▶ _DATA SUPPLIED_:
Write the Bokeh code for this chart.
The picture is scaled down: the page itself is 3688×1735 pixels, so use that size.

* * *

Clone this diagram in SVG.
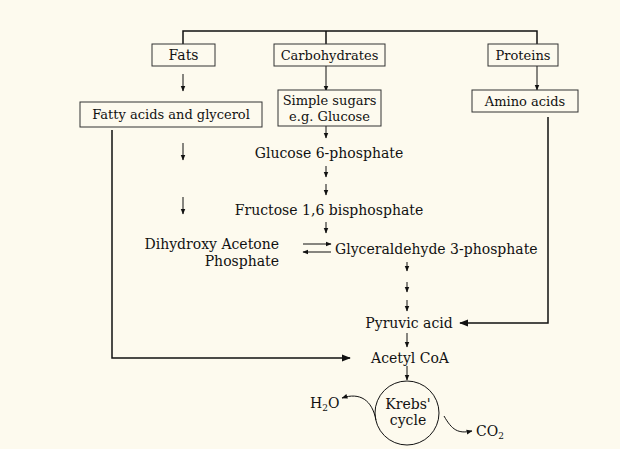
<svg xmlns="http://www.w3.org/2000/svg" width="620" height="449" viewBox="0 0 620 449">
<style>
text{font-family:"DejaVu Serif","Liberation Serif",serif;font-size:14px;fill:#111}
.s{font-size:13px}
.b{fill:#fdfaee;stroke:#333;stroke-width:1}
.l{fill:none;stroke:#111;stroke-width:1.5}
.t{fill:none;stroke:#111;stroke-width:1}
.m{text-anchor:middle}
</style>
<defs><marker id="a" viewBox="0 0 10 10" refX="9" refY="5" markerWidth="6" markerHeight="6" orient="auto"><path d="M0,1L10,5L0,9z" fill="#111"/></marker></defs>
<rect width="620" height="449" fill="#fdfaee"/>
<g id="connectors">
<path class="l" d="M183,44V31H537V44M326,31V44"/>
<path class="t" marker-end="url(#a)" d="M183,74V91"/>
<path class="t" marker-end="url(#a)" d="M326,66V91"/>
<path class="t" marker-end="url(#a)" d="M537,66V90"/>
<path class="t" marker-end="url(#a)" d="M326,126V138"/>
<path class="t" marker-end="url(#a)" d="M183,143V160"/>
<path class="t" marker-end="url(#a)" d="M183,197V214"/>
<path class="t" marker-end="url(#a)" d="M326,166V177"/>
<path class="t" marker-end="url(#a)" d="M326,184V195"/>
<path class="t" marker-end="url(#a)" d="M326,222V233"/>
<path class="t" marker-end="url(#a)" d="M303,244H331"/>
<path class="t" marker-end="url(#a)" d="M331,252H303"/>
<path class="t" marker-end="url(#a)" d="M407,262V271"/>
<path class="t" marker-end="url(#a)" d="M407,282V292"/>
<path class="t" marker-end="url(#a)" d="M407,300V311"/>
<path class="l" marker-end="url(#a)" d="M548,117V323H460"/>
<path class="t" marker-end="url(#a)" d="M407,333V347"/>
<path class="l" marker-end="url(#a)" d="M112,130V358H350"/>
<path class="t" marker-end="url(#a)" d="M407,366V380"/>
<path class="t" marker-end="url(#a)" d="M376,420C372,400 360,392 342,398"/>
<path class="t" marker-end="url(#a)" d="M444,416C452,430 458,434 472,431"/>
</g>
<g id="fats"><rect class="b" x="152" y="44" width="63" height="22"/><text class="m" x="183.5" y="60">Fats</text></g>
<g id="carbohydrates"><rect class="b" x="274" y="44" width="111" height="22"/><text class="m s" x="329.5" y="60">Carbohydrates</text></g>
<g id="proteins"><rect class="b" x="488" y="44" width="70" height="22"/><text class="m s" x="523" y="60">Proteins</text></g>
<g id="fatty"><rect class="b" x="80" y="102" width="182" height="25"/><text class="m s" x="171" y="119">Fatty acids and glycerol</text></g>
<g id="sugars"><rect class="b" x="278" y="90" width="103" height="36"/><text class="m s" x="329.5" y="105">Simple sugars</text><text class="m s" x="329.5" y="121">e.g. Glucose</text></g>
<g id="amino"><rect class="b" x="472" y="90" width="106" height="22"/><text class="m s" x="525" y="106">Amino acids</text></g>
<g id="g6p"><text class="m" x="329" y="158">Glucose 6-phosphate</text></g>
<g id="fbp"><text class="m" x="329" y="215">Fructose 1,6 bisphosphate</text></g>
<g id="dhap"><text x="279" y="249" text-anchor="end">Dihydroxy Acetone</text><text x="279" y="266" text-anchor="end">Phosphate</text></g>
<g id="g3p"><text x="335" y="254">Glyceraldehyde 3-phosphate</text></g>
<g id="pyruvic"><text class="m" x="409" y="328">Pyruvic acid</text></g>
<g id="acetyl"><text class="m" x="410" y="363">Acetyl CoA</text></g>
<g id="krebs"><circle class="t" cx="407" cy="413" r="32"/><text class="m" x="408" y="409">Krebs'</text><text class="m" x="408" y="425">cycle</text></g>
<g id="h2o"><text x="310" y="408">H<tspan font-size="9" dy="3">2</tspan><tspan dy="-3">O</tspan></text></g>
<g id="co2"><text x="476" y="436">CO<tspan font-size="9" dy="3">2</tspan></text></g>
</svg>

▶ _EXERCISE TASK_: Only the lines from the one containing "Write the Bokeh code for this chart." through the one containing "The picture is" are to be retyped, both boundary lines included, with no other material.

▶ _RESPONSE TO THIS EXERCISE_:
Write the Bokeh code for this chart.
The picture is scaled down: the page itself is 3688×1735 pixels, so use that size.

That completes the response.